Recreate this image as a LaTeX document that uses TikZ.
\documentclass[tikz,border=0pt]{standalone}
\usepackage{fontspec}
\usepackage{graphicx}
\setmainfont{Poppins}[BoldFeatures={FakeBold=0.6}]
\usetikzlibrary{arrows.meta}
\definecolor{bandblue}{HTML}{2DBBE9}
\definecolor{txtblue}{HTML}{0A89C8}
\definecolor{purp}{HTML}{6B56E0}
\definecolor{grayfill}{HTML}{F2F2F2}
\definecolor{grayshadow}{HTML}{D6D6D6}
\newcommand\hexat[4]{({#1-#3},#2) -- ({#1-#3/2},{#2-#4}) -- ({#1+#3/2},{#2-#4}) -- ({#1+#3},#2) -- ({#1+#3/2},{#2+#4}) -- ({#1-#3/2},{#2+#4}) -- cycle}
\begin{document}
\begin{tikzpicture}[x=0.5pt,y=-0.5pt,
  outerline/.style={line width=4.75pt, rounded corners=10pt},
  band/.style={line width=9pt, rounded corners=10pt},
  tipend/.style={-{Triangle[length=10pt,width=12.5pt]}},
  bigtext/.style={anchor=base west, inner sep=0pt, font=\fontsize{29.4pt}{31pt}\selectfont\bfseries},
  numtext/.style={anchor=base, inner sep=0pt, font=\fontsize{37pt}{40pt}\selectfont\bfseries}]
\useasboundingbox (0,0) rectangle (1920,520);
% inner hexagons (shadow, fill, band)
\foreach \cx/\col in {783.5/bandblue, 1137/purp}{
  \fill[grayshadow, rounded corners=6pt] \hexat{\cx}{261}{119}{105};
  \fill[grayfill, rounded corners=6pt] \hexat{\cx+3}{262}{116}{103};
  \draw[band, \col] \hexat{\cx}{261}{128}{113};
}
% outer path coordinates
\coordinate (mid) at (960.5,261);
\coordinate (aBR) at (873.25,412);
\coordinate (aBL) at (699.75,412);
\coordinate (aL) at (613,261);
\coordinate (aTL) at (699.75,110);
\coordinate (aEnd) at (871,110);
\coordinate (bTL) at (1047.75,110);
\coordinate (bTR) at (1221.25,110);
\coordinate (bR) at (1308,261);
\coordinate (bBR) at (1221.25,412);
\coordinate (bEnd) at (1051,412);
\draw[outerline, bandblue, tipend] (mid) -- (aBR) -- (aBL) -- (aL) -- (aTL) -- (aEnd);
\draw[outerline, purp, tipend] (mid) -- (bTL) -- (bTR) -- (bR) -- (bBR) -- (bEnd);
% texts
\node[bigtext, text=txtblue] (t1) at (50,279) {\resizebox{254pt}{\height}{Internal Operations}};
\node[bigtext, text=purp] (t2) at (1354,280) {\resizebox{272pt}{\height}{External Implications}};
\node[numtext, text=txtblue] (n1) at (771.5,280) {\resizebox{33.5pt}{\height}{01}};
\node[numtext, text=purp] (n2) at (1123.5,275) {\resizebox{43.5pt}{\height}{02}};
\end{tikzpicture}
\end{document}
○ ○ ○ ○ ○ ○ ○
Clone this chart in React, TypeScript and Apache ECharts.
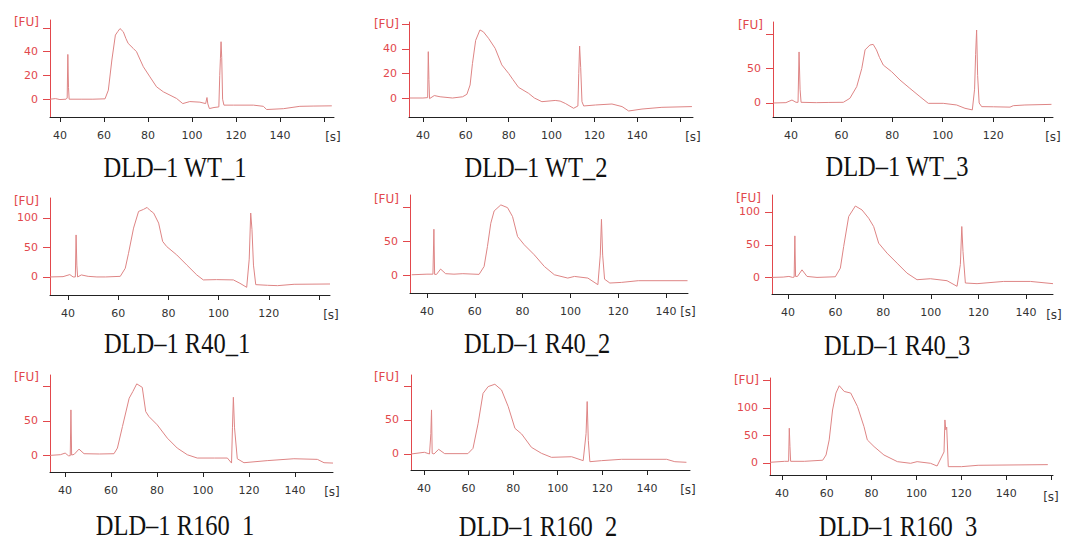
○ ○ ○ ○ ○ ○ ○
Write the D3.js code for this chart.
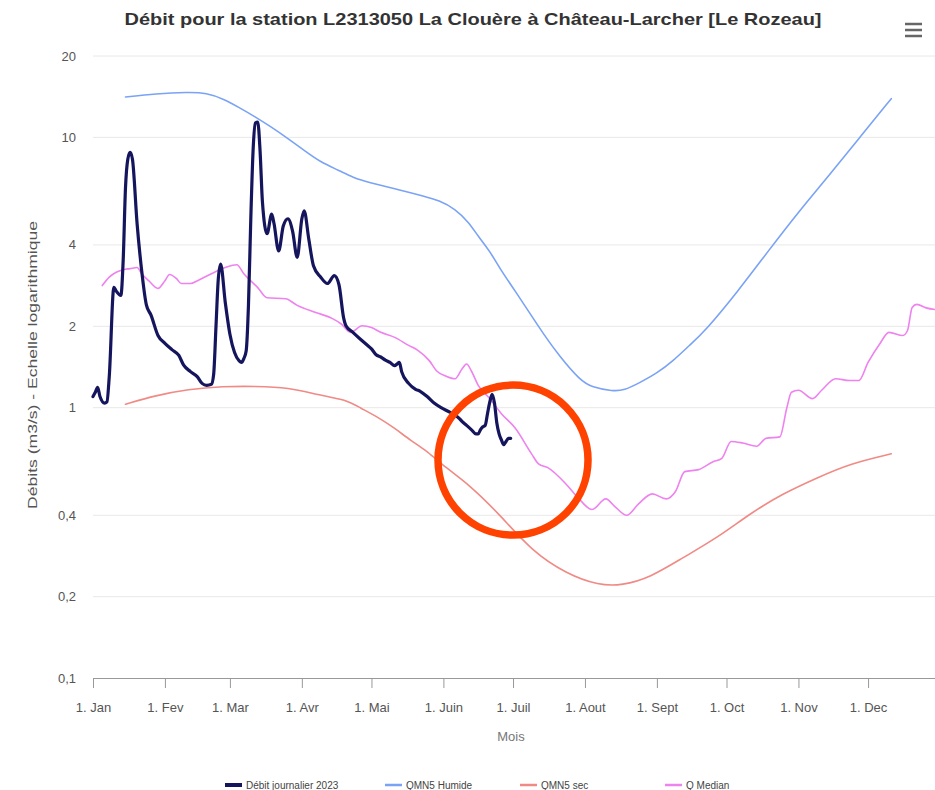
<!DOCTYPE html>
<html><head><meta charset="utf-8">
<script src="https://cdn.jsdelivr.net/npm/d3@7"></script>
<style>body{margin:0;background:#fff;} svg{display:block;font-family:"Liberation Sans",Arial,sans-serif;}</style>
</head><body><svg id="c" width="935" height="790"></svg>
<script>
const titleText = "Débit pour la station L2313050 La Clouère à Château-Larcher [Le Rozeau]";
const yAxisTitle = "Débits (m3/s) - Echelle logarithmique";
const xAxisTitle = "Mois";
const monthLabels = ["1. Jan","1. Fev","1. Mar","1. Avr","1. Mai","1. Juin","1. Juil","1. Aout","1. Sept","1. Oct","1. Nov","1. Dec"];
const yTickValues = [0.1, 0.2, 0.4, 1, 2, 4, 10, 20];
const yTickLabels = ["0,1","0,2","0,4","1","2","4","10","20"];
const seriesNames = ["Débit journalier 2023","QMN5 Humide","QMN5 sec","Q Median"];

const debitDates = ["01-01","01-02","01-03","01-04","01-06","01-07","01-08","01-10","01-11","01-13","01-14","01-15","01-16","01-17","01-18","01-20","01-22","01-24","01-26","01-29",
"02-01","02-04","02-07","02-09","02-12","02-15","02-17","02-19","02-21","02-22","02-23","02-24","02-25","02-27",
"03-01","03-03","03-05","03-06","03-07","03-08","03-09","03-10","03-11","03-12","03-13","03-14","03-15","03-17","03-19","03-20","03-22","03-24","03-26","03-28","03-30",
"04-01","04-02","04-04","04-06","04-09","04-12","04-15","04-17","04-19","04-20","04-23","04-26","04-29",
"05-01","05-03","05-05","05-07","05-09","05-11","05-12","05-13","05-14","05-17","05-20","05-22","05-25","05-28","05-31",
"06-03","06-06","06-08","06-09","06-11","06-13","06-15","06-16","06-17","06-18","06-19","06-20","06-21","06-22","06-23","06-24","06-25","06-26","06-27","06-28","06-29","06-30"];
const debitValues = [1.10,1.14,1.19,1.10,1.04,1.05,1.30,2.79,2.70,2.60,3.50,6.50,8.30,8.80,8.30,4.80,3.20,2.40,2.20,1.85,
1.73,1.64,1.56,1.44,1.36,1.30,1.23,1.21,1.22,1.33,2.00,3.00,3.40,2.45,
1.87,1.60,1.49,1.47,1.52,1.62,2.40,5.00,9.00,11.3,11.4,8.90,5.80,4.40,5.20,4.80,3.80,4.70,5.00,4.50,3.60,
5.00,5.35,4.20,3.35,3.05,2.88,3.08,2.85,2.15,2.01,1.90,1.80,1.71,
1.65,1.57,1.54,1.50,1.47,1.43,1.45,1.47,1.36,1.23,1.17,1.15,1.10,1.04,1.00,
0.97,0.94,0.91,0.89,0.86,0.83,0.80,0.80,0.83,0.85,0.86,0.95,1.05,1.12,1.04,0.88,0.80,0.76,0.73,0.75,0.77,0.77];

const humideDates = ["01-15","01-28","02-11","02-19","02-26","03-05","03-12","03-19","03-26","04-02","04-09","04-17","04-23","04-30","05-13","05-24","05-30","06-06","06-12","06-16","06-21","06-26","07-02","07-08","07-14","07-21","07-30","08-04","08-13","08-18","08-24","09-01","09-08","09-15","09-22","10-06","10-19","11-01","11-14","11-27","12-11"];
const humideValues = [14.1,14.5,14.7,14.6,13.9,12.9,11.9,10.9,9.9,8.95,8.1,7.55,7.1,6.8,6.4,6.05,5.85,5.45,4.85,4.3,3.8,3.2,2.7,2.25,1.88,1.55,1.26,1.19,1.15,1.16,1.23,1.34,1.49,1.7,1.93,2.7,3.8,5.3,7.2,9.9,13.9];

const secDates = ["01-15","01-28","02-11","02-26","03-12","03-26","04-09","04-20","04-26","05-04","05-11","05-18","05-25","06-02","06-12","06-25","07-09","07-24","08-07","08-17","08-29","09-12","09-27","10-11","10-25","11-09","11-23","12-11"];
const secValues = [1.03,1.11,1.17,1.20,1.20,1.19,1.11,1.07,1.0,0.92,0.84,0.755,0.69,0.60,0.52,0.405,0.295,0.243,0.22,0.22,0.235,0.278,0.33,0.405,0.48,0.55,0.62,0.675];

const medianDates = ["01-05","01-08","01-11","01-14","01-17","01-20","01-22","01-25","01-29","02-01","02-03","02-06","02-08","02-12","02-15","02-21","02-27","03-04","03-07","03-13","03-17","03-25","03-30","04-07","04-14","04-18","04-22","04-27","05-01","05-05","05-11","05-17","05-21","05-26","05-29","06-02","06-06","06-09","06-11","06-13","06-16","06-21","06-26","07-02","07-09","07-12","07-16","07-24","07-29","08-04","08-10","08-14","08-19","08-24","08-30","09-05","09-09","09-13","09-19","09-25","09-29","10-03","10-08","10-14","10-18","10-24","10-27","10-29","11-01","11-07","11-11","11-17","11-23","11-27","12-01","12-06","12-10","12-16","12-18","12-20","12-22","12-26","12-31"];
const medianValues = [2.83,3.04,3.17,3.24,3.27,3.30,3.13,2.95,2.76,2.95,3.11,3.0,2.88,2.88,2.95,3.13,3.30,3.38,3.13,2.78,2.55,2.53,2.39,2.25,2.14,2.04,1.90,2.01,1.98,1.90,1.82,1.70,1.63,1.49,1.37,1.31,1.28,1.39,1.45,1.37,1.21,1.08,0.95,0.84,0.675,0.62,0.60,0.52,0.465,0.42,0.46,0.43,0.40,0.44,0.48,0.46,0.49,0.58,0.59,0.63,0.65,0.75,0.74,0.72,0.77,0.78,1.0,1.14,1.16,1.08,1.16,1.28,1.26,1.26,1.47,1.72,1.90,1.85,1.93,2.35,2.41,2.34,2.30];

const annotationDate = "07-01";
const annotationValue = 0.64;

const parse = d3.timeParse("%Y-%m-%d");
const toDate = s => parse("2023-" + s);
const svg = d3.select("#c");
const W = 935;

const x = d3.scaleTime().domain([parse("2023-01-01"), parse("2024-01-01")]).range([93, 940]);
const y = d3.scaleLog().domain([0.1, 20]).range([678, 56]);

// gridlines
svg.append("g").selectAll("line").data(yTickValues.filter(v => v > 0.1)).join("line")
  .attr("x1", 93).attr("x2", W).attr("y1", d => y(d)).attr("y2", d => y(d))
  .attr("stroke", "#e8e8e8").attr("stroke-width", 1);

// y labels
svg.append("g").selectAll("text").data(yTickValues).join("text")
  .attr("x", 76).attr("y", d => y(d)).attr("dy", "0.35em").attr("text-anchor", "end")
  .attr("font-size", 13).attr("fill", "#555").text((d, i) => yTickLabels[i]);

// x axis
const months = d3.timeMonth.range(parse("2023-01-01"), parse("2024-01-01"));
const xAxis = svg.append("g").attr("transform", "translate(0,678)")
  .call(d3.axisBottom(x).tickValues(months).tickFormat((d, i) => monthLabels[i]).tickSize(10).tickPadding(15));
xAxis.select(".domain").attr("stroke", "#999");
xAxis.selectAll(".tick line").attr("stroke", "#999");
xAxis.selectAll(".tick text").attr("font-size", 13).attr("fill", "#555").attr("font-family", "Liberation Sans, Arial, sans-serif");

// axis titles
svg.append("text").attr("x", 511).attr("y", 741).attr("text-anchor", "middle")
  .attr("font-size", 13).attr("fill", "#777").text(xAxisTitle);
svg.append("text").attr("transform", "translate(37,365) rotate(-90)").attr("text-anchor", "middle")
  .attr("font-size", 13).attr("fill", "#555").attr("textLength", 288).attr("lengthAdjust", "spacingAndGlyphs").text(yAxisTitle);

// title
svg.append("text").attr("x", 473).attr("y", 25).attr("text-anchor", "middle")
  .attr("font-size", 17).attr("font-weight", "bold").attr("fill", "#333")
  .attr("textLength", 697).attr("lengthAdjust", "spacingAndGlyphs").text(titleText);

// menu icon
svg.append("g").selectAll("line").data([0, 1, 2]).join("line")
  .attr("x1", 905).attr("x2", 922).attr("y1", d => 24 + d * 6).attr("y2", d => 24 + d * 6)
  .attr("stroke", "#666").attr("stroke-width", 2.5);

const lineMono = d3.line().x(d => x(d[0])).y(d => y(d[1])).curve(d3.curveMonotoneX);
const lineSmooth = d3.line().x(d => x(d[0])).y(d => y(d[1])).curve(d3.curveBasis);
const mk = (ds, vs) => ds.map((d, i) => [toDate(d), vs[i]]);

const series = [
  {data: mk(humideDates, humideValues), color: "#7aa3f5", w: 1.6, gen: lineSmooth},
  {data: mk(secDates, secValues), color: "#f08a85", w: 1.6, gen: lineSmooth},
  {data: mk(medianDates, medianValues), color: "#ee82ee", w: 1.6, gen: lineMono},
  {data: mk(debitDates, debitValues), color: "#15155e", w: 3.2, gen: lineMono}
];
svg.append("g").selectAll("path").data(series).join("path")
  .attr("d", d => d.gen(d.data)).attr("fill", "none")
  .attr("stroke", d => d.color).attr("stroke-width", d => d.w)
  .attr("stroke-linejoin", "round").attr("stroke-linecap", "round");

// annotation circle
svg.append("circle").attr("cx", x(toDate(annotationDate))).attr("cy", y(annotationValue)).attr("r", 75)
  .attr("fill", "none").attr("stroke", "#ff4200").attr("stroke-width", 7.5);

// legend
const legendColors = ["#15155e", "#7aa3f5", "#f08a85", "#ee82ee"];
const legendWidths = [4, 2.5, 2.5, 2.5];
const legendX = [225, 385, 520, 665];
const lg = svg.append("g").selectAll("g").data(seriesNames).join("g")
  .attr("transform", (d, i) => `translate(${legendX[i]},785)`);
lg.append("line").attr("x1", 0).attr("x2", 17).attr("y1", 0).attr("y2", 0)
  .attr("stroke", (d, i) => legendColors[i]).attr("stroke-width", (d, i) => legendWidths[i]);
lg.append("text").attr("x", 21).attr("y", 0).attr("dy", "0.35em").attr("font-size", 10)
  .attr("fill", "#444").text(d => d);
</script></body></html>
○ ○ ○ ○ ○ ○ ○
## AIM
In the material above, how many lines hold the word "chart"? Say only the number.

## PROBLEM SOLUTION
2